Finance

Is Property Tax an Operating Expense?

Clarify the definitive classification of property tax across accounting standards, real estate investment analysis (NOI), and income tax deductibility.

The classification of property tax is often misunderstood, fluctuating depending on whether the context is financial accounting, real estate investment analysis, or federal tax compliance. This ambiguity is especially relevant for US-based property owners who need to accurately report costs and calculate asset value. This discussion definitively answers the classification question across these three domains, providing a clear framework for reporting this recurring expense.

Defining Operating Expenses and Other Classifications

An Operating Expense (OpEx) is defined as a cost incurred during the normal course of business operations, necessary to keep an asset or business functioning day-to-day. These expenditures are distinguished from Capital Expenditures (CapEx), which are significant costs that improve the asset or extend its useful life, such as a new roof or a building addition.

CapEx costs are not expensed immediately but are instead capitalized and then depreciated over a period of years. Property taxes do not improve the asset or extend its life; they are merely a recurring cost of ownership.

This recurring nature also separates them from Non-Operating Expenses, such as interest paid on a mortgage or losses from the sale of an asset. Property taxes meet the definition of an OpEx because they are a non-discretionary cost required to legally hold and utilize the real estate asset. This continuous requirement ensures their treatment as an operating cost in standard accounting practice.

Treatment on the Income Statement

Property taxes are recorded “above the line” on a standard income statement. This means the expense is deducted from Gross Revenue before the calculation of Operating Income, also known as Earnings Before Interest and Taxes (EBIT). This placement confirms their status as a cost of operation, rather than a financing cost or an income tax.

The timing of this expense is governed by accrual accounting principles, which mandate that expenses be matched to the period in which they are incurred, regardless of when cash is actually paid. For example, a property owner who pays taxes semi-annually must still accrue one-twelfth of the annual tax liability each month.

This monthly accrual ensures that the financial results accurately reflect the property’s performance for any given reporting period. Failing to accrue property taxes monthly can distort financial reports, providing an inaccurate picture of the property’s profitability.

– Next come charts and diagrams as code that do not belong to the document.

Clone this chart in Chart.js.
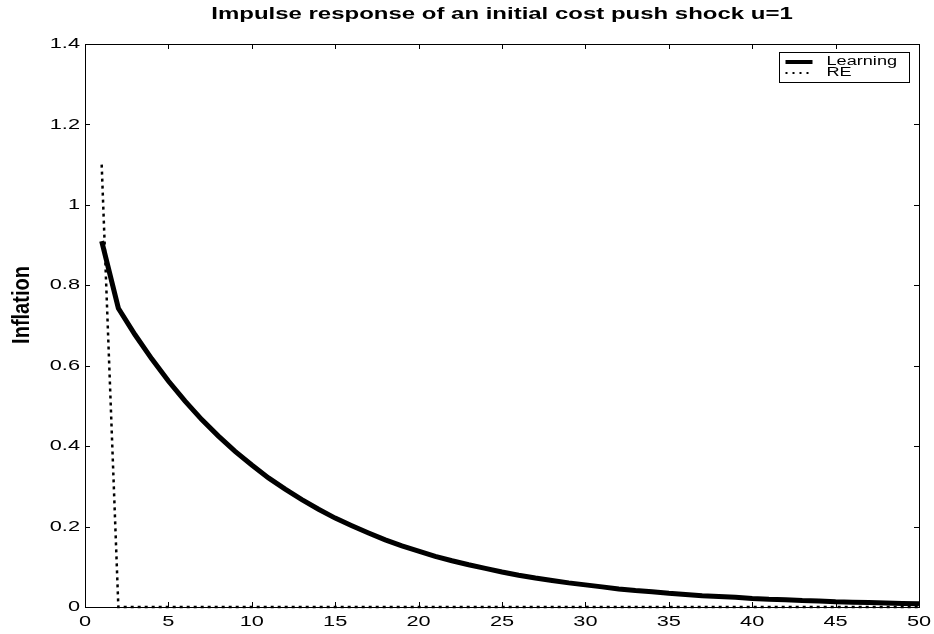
<!DOCTYPE html>
<html>
<head>
<meta charset="utf-8">
<script src="https://cdn.jsdelivr.net/npm/chart.js@4/dist/chart.umd.min.js"></script>
<style>
  html, body { margin: 0; padding: 0; background: #fff; }
  #wrap { width: 934px; height: 634px; }
</style>
</head>
<body>
<div id="wrap"><canvas id="myChart"></canvas></div>
<script>
// periods 1..50
var periodos = [];
for (var i = 1; i <= 50; i++) periodos.push(i);

var learning = [0.91, 0.743, 0.677, 0.617, 0.562, 0.512, 0.466, 0.425, 0.387, 0.353,
                0.321, 0.293, 0.267, 0.243, 0.221, 0.202, 0.184, 0.167, 0.152, 0.139,
                0.126, 0.115, 0.105, 0.096, 0.087, 0.079, 0.072, 0.066, 0.060, 0.055,
                0.050, 0.045, 0.041, 0.038, 0.034, 0.031, 0.028, 0.026, 0.024, 0.021,
                0.019, 0.018, 0.016, 0.015, 0.013, 0.012, 0.011, 0.010, 0.009, 0.008];

var re = [1.1, 0, 0, 0, 0, 0, 0, 0, 0, 0,
          0, 0, 0, 0, 0, 0, 0, 0, 0, 0,
          0, 0, 0, 0, 0, 0, 0, 0, 0, 0,
          0, 0, 0, 0, 0, 0, 0, 0, 0, 0,
          0, 0, 0, 0, 0, 0, 0, 0, 0, 0];

var xTicks = [0, 5, 10, 15, 20, 25, 30, 35, 40, 45, 50];
var yTicks = [0, 0.2, 0.4, 0.6, 0.8, 1, 1.2, 1.4];

var titulo = 'Impulse response of an initial cost push shock u=1';
var tituloY = 'Inflation';

var FAM = '"Liberation Sans", Arial, sans-serif';
var K = 1.45; // the picture is stretched sideways, text too

function pares(xs, ys) {
    return xs.map(function (x, k) { return { x: x, y: ys[k] }; });
}

function texto(ctx, s, x, y, align, font, k, rot) {
    ctx.save();
    ctx.translate(x, y);
    ctx.scale(k, 1);
    if (rot) ctx.rotate(rot);
    ctx.font = font;
    ctx.textAlign = align;
    ctx.textBaseline = 'middle';
    ctx.fillStyle = '#000';
    ctx.fillText(s, 0, 0);
    ctx.restore();
}

// box + inward ticks, matlab style, labels, boxed legend
var marco = {
    id: 'marco',
    afterDatasetsDraw: function (chart) {
        var ctx = chart.ctx, a = chart.chartArea;
        var sx = chart.scales.x, sy = chart.scales.y;
        ctx.save();
        ctx.strokeStyle = '#000';
        ctx.lineWidth = 1;
        ctx.beginPath();
        xTicks.forEach(function (t) {
            var px = Math.round(sx.getPixelForValue(t)) + 0.5;
            ctx.moveTo(px, a.bottom); ctx.lineTo(px, a.bottom - 5);
            ctx.moveTo(px, a.top); ctx.lineTo(px, a.top + 5);
        });
        yTicks.forEach(function (t) {
            var py = Math.round(sy.getPixelForValue(t)) + 0.5;
            ctx.moveTo(a.left, py); ctx.lineTo(a.left + 5, py);
            ctx.moveTo(a.right, py); ctx.lineTo(a.right - 5, py);
        });
        ctx.stroke();
        ctx.strokeRect(Math.round(a.left) + 0.5, Math.round(a.top) + 0.5,
                       Math.round(a.right - a.left), Math.round(a.bottom - a.top));

        var fTick = '15px ' + FAM;
        xTicks.forEach(function (t) {
            texto(ctx, String(t), sx.getPixelForValue(t), a.bottom + 15, 'center', fTick, K);
        });
        yTicks.forEach(function (t) {
            texto(ctx, String(Math.round(t * 10) / 10), a.left - 5, sy.getPixelForValue(t), 'right', fTick, K);
        });

        texto(ctx, titulo, (a.left + a.right) / 2, 14, 'center', 'bold 17px ' + FAM, 1.41);
        texto(ctx, tituloY, 22, 305, 'center', 'bold 20px ' + FAM, 1.2, -Math.PI / 2);

        // legend
        var lx = 779.5, ly = 52.5, lw = 130, lh = 30;
        ctx.fillStyle = '#fff';
        ctx.fillRect(lx, ly, lw, lh);
        ctx.strokeStyle = '#000';
        ctx.lineWidth = 1;
        ctx.strokeRect(lx, ly, lw, lh);
        chart.data.datasets.forEach(function (ds, k) {
            var yy = ly + 9.5 + k * 11;
            ctx.beginPath();
            ctx.strokeStyle = ds.borderColor;
            ctx.lineWidth = k === 0 ? 4 : 2;
            ctx.setLineDash(k === 0 ? [] : [2, 5]);
            ctx.moveTo(lx + 6, yy); ctx.lineTo(lx + 33, yy);
            ctx.stroke();
            ctx.setLineDash([]);
            texto(ctx, ds.label, lx + 47, yy, 'left', '12.5px ' + FAM, K);
        });
        ctx.restore();
    }
};

var ctx = document.getElementById('myChart');

var myChart = new Chart(ctx, {
    type: 'line',
    data: {
        datasets: [{
            label: 'Learning',
            data: pares(periodos, learning),
            borderColor: '#000',
            borderWidth: 5,
            pointRadius: 0,
            fill: false,
            clip: false
        }, {
            label: 'RE',
            data: pares(periodos, re),
            borderColor: '#000',
            borderWidth: 2.5,
            borderDash: [3, 4],
            pointRadius: 0,
            fill: false,
            clip: false
        }]
    },
    plugins: [marco],
    options: {
        responsive: true,
        maintainAspectRatio: false,
        animation: false,
        layout: { padding: { left: 0, right: 15, top: 44, bottom: 0 } },
        plugins: {
            legend: { display: false },
            tooltip: { enabled: false },
            title: { display: false }
        },
        scales: {
            x: {
                type: 'linear',
                min: 0,
                max: 50,
                grid: { display: false, drawTicks: false },
                border: { display: false },
                afterBuildTicks: function (s) { s.ticks = xTicks.map(function (v) { return { value: v }; }); },
                afterFit: function (s) { s.height = 27; },
                ticks: { display: false }
            },
            y: {
                min: 0,
                max: 1.4,
                grid: { display: false, drawTicks: false },
                border: { display: false },
                afterBuildTicks: function (s) { s.ticks = yTicks.map(function (v) { return { value: v }; }); },
                afterFit: function (s) { s.width = 85; },
                ticks: { display: false }
            }
        }
    }
});
</script>
</body>
</html>
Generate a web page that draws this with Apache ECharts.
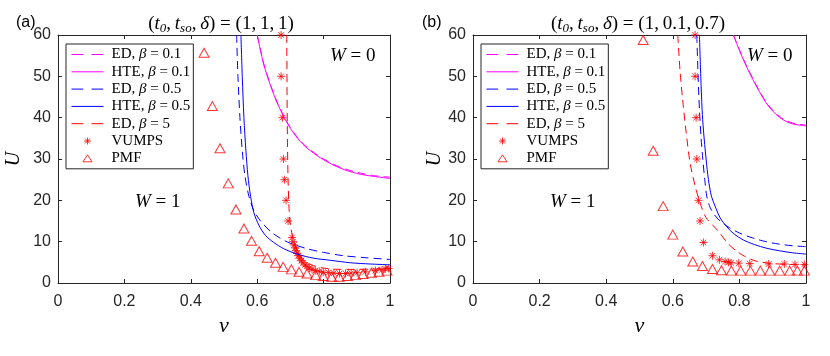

Property Taxes in Real Estate Investment Analysis

The role of property taxes is paramount in calculating Net Operating Income (NOI), the standard metric used to value income-producing real estate. NOI is calculated by subtracting all Operating Expenses, including property taxes, from the property’s Gross Revenue.

Incorrectly excluding property taxes from the OpEx total results in an inflated NOI figure, leading directly to a flawed valuation. For instance, a $10,000 error in NOI calculation can translate into a valuation error exceeding $166,000, depending on the capitalization rate used.

Property taxes are considered a “fixed” operating expense within the NOI framework, distinguishing them from variable expenses like management fees or utility costs. The property tax obligation exists regardless of occupancy, making them highly predictable for underwriting models.

This predictability allows analysts to better assess the property’s risk profile compared to an asset with high variable costs. A clear understanding of the tax burden is essential for determining the appropriate offer price during acquisition due diligence.

Deductibility for Income Tax Purposes

The treatment of property taxes for income tax purposes shifts depending on the asset’s use. For all business and rental properties, property taxes are fully deductible as an ordinary and necessary business expense under Internal Revenue Code Section 164.

These expenses reduce the taxable income of the business. They are typically reported on Schedule E for rental activities or on Forms 1120 or 1065 for corporate and partnership entities.

The rules are substantially different for an individual’s personal residence. The deduction for state and local taxes (SALT), which includes property taxes, is capped at $10,000 per year for taxpayers filing jointly. This federal limitation bundles property taxes with state income or sales taxes.

Taxpayers must itemize deductions on Schedule A of Form 1040 to claim any portion of the property tax deduction. For homeowners in high-tax jurisdictions, the SALT cap often means that a significant portion of their property tax expense is not deductible. This contrasts sharply with the full deduction available to investment property owners.